- **Directions for this task**
Below is a listing to write out in full, exactly as given, without its pictures.

- **Collected data**

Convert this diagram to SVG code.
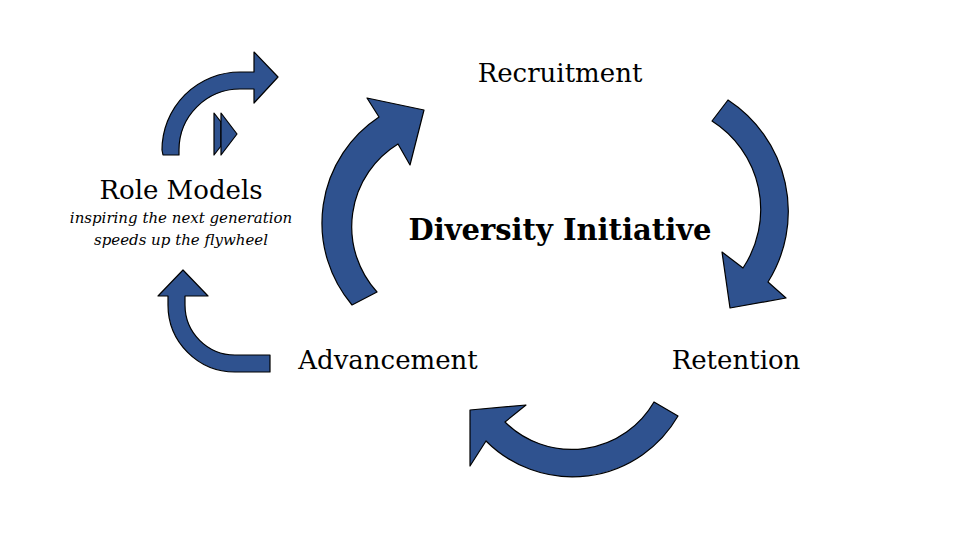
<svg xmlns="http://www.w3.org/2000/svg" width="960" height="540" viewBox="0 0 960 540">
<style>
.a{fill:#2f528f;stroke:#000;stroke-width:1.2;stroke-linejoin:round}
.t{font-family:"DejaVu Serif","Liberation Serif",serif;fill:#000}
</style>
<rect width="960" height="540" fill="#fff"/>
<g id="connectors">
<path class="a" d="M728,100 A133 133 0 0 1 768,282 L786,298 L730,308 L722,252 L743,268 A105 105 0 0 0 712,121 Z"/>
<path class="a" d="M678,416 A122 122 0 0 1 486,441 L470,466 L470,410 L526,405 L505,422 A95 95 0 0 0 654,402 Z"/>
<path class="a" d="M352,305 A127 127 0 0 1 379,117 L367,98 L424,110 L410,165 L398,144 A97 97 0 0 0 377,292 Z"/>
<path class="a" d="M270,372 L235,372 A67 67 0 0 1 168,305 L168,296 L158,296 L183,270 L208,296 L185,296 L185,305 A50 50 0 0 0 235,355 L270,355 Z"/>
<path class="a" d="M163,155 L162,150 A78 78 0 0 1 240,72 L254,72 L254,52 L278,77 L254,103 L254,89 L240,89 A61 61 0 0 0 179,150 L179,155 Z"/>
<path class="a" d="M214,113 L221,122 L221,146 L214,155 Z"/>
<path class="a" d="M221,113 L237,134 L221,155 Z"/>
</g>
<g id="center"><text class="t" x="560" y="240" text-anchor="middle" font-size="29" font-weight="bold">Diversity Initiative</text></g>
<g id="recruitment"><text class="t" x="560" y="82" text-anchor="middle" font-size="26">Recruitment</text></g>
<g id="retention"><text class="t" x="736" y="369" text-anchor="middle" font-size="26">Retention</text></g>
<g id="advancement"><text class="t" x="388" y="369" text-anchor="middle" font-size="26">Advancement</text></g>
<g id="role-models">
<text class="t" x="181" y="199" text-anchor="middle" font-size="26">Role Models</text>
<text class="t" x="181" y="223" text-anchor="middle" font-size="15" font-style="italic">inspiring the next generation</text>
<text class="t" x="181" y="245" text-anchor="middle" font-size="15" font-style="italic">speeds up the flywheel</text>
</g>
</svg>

- **Solution to this exercise**
Convert this diagram to SVG code.
<svg xmlns="http://www.w3.org/2000/svg" width="960" height="540" viewBox="0 0 960 540">
<style>
.a{fill:#2f528f;stroke:#000;stroke-width:1.2;stroke-linejoin:round}
.t{font-family:"DejaVu Serif","Liberation Serif",serif;fill:#000}
</style>
<rect width="960" height="540" fill="#fff"/>
<g id="connectors">
<path class="a" d="M728,100 A133 133 0 0 1 768,282 L786,298 L730,308 L722,252 L743,268 A105 105 0 0 0 712,121 Z"/>
<path class="a" d="M678,416 A122 122 0 0 1 486,441 L470,466 L470,410 L526,405 L505,422 A95 95 0 0 0 654,402 Z"/>
<path class="a" d="M352,305 A127 127 0 0 1 379,117 L367,98 L424,110 L410,165 L398,144 A97 97 0 0 0 377,292 Z"/>
<path class="a" d="M270,372 L235,372 A67 67 0 0 1 168,305 L168,296 L158,296 L183,270 L208,296 L185,296 L185,305 A50 50 0 0 0 235,355 L270,355 Z"/>
<path class="a" d="M163,155 L162,150 A78 78 0 0 1 240,72 L254,72 L254,52 L278,77 L254,103 L254,89 L240,89 A61 61 0 0 0 179,150 L179,155 Z"/>
<path class="a" d="M214,113 L221,122 L221,146 L214,155 Z"/>
<path class="a" d="M221,113 L237,134 L221,155 Z"/>
</g>
<g id="center"><text class="t" x="560" y="240" text-anchor="middle" font-size="29" font-weight="bold">Diversity Initiative</text></g>
<g id="recruitment"><text class="t" x="560" y="82" text-anchor="middle" font-size="26">Recruitment</text></g>
<g id="retention"><text class="t" x="736" y="369" text-anchor="middle" font-size="26">Retention</text></g>
<g id="advancement"><text class="t" x="388" y="369" text-anchor="middle" font-size="26">Advancement</text></g>
<g id="role-models">
<text class="t" x="181" y="199" text-anchor="middle" font-size="26">Role Models</text>
<text class="t" x="181" y="223" text-anchor="middle" font-size="15" font-style="italic">inspiring the next generation</text>
<text class="t" x="181" y="245" text-anchor="middle" font-size="15" font-style="italic">speeds up the flywheel</text>
</g>
</svg>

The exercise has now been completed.